Let’s be clear: No president, not even Donald Trump, can eliminate Juneteenth with the stroke of a pen. It’s a federal holiday, signed into law in 2021 with overwhelming bipartisan support. The only way to repeal it is through Congress, and that’s not happening.
But what is happening is quieter, and in many ways, more dangerous: the meaning behind Juneteenth is being chipped away.
Despite recognizing it in his first term, this year, the Trump White House made no formal acknowledgment of the holiday. No proclamations. No events. No mention. The absence isn’t a repeal — it’s a choice. And it’s a loud one.
Online, #Juneteenth remains filled with pride and celebration — flag photos, historical reflections, family cookouts. But there’s also a shift in tone. Users ask: How do we honor this holiday without whitewashing it? Without commodifying it? The energy is there, but so is the caution.
It’s a mixed bag with how people honor the holiday. Some retailers like Target and Kroger’s remain open with regular hours. But the stock market is closed as this is an official federal holiday. Some larger towns like Houston are planning large celebrations, while it’s often the smaller towns that need to cancel or scale back their plans, like Plano, Ill., citing sponsor pullouts and fear of political backlash. Meanwhile, places like Portsmouth, N.H., are going all in with hosting history tours, film screenings and events led by descendants of both enslaved people and Founding Fathers.
The divide is real.
Trump doesn’t need Congress to gut the impact of Juneteenth. He and others, including a January memo at the Pentagon, just need to keep defunding DEI efforts, canceling cultural programming and staying publicly silent. That’s how you erase something without technically ending it.
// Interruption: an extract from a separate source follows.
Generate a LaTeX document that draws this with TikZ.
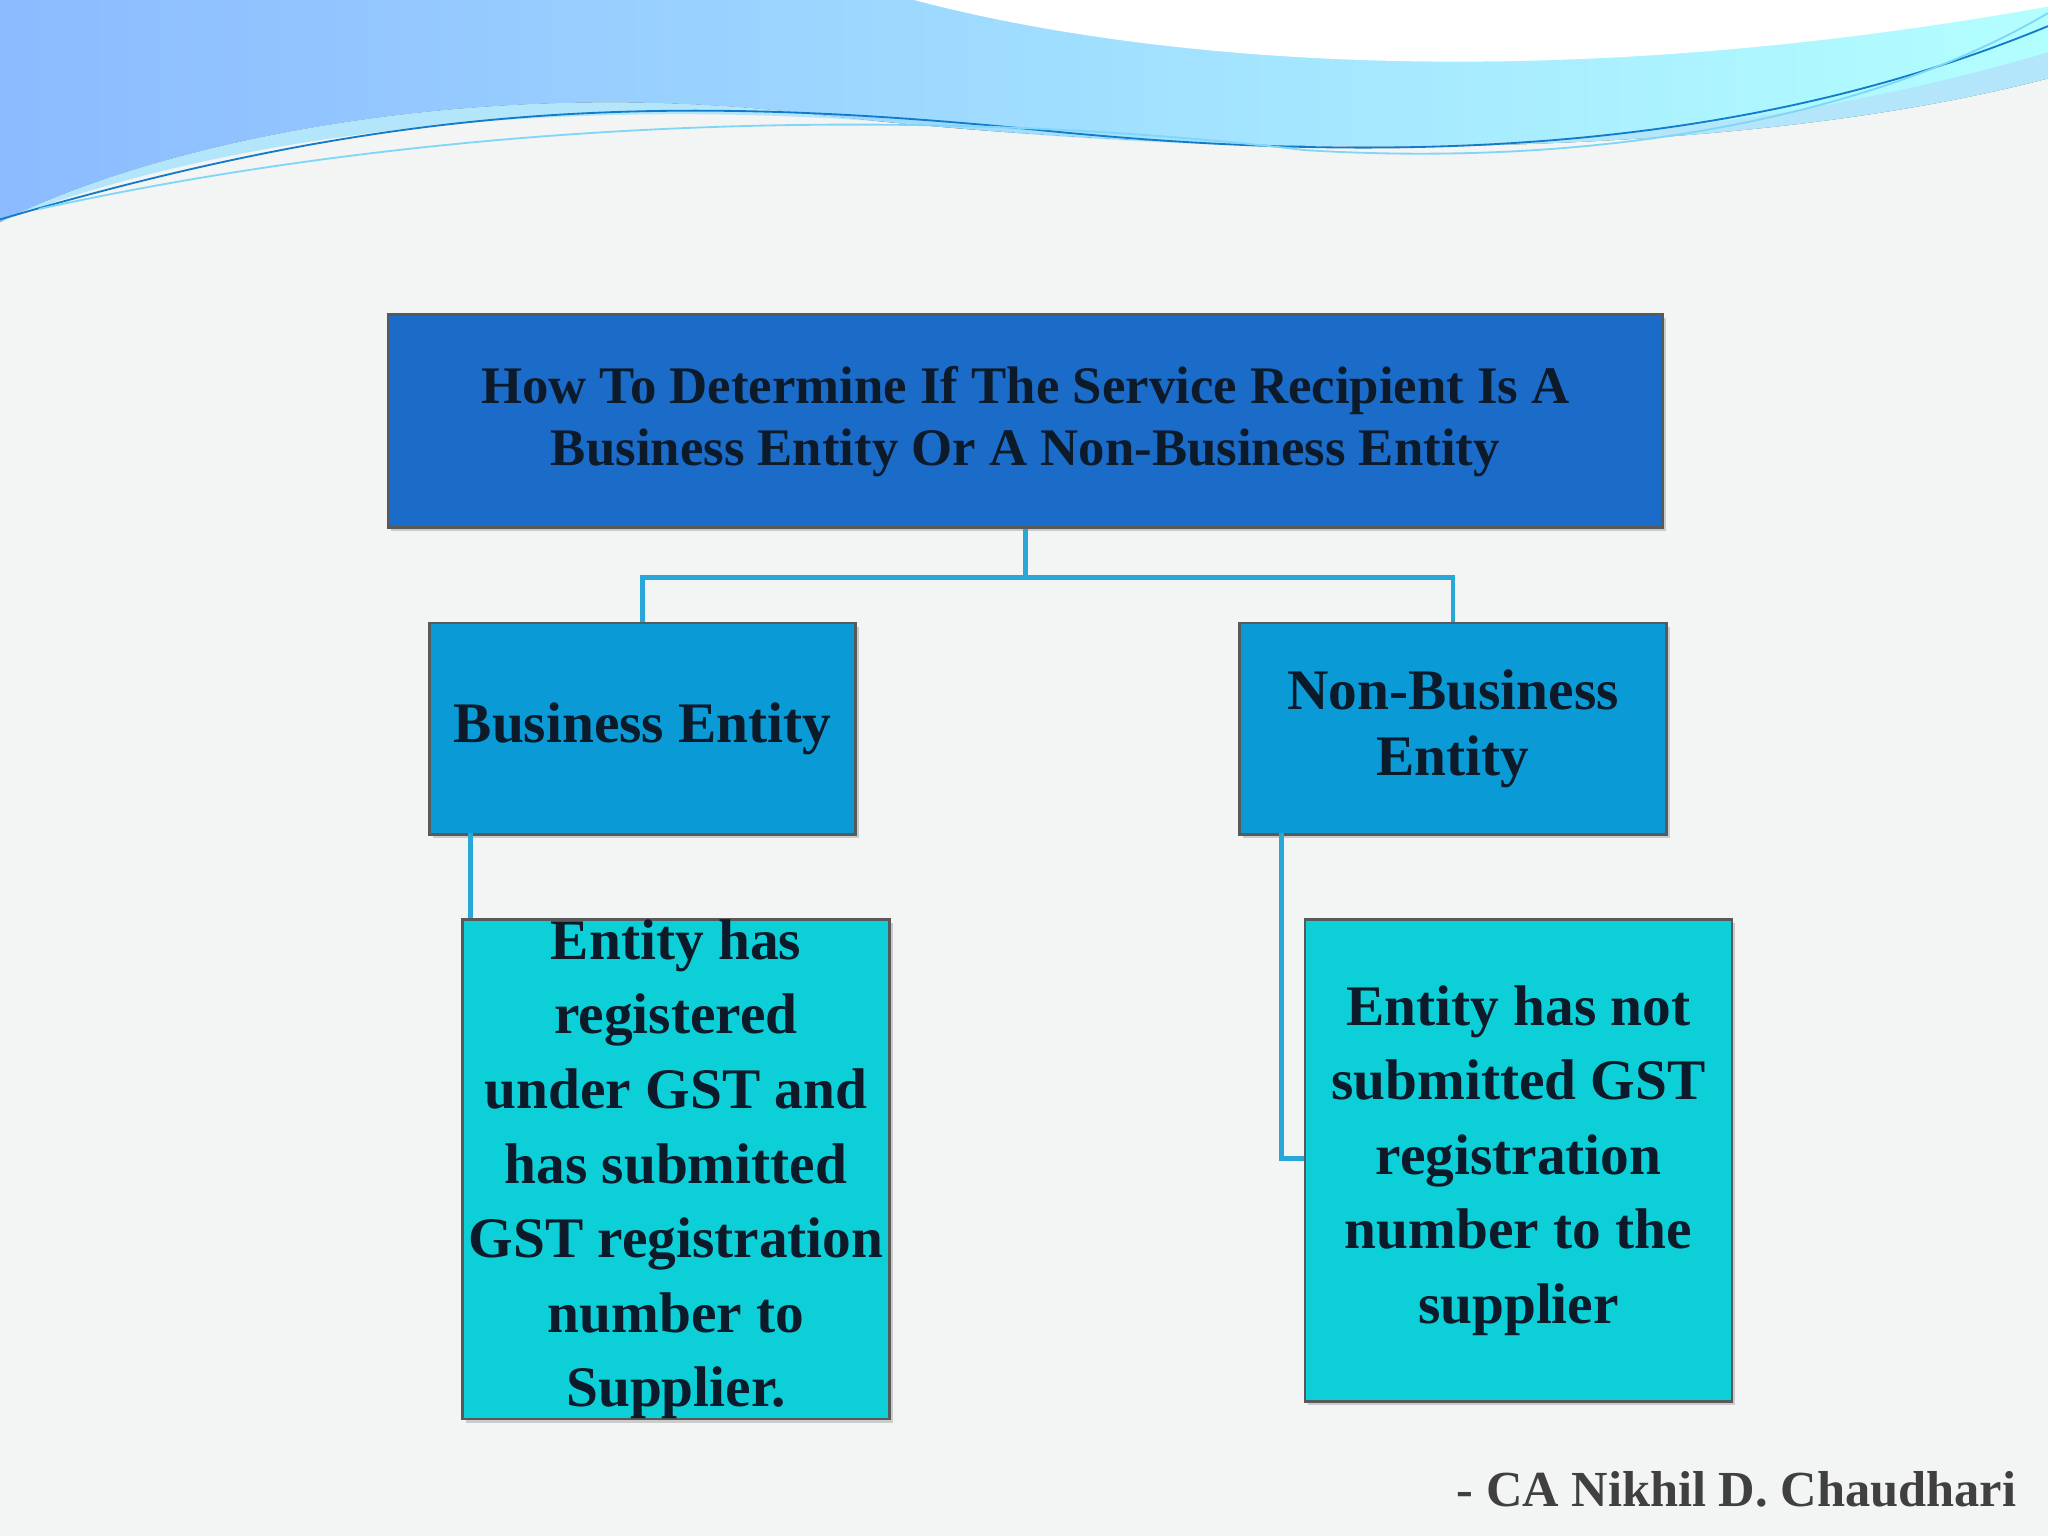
\documentclass[tikz,border=0pt]{standalone}
\usepackage{fontspec}
\setmainfont{Liberation Serif}
\usetikzlibrary{shadows}
\definecolor{bg}{HTML}{F3F4F4}
\definecolor{titlef}{HTML}{1A6CC8}
\definecolor{midf}{HTML}{0A9BD6}
\definecolor{lowf}{HTML}{0CCFD8}
\definecolor{conn}{HTML}{2AA7D9}
\definecolor{txt}{HTML}{0D1A2A}
\tikzset{
  box/.style={draw=black!65, line width=1.2pt, inner sep=0pt, anchor=north west,
    drop shadow={shadow xshift=1.5pt, shadow yshift=-1.5pt, opacity=0.35},
    font=\fontsize{23}{27}\selectfont\bfseries, text=txt, align=center},
  link/.style={draw=conn, line width=2pt}
}
\begin{document}
\begin{tikzpicture}[x=0.02cm,y=-0.02cm]
\fill[bg] (0,0) rectangle (1568,1176);
\useasboundingbox (0,0) rectangle (1568,1176);
% top wave decoration
\fill[left color=cyan!40!blue!45, right color=cyan!30] (0,0) -- (1568,0) -- (1568,60)
  .. controls (1300,130) and (900,120) .. (600,85)
  .. controls (350,60) and (120,110) .. (0,170) -- cycle;
\fill[white] (700,0) .. controls (850,40) and (1150,80) .. (1568,5) -- (1568,0) -- cycle;
\fill[white!70!cyan] (0,170) .. controls (150,110) and (400,70) .. (700,95)
  .. controls (1000,125) and (1300,120) .. (1568,40) -- (1568,60)
  .. controls (1300,130) and (900,120) .. (600,85)
  .. controls (350,60) and (120,110) .. (0,170) -- cycle;
\draw[cyan!60!blue, line width=0.8pt] (0,168) .. controls (300,80) and (500,70) .. (800,100)
  .. controls (1100,130) and (1350,110) .. (1568,20);
\draw[cyan!50, line width=0.8pt] (30,160) .. controls (350,90) and (700,80) .. (1000,115)
  .. controls (1250,130) and (1450,80) .. (1568,10);
% nodes
\node[box, fill=titlef, minimum width=976*0.02cm, minimum height=163*0.02cm] (t) at (296,240)
  {How To Determine If The Service Recipient Is A\\Business Entity Or A Non-Business Entity};
\node[box, fill=midf, minimum width=326*0.02cm, minimum height=162*0.02cm, font=\fontsize{25}{29}\selectfont\bfseries] (b) at (328,476) {Business Entity};
\node[box, fill=midf, minimum width=327*0.02cm, minimum height=162*0.02cm, font=\fontsize{25}{29}\selectfont\bfseries] (n) at (948,476) {Non-Business\\Entity};
\coordinate (bl) at (360,638);
\coordinate (nl) at (981,638);
\coordinate (nj) at (981,887);
\draw[link] (t.south) -- ++(0,37) -| (b.north);
\draw[link] (t.south) -- ++(0,37) -| (n.north);
\draw[link] (bl) -- (360,705);
\draw[link] (nl) -- (nj) -- (998,887);
\node[box, fill=lowf, minimum width=327*0.02cm, minimum height=343*0.02cm, font=\fontsize{25}{32.5}\selectfont\bfseries] (l) at (353,703)
  {Entity has\\registered\\under GST and\\has submitted\\GST registration\\number to\\Supplier.};
\node[box, fill=lowf, minimum width=327*0.02cm, minimum height=369*0.02cm, font=\fontsize{25}{32.5}\selectfont\bfseries] (r) at (998,703)
  {Entity has not\\submitted GST\\registration\\number to the\\supplier};
\node[font=\fontsize{22}{26}\selectfont\bfseries, text=black!75, anchor=east] (a) at (1550,1140) {- CA Nikhil D. Chaudhari};
\end{tikzpicture}
\end{document}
Today, the NAACP posted on X (Twitter) that Juneteenth is “a legacy of resilience and resistance and a reminder of the ongoing fight to build a future rooted in equity and justice.” That fight is at risk of being overshadowed by silence and shrinking celebrations across the country.
#Juneteenth isn’t just a date. It’s a legacy of resilience and resistance and a reminder of the ongoing fight to build a future rooted in equity and justice.
We don’t just remember what was delayed.
We celebrate how far we’ve come.
We honor the power we carry.
Today, we… pic.twitter.com/9tNFPQCKYa
— NAACP (@NAACP) June 19, 2025
Juneteenth isn’t just a date. It’s a story of delayed justice, of struggle, of triumph. If we stop telling it, stop funding it, stop honoring it, we won’t need a repeal. We’ll have already lost it.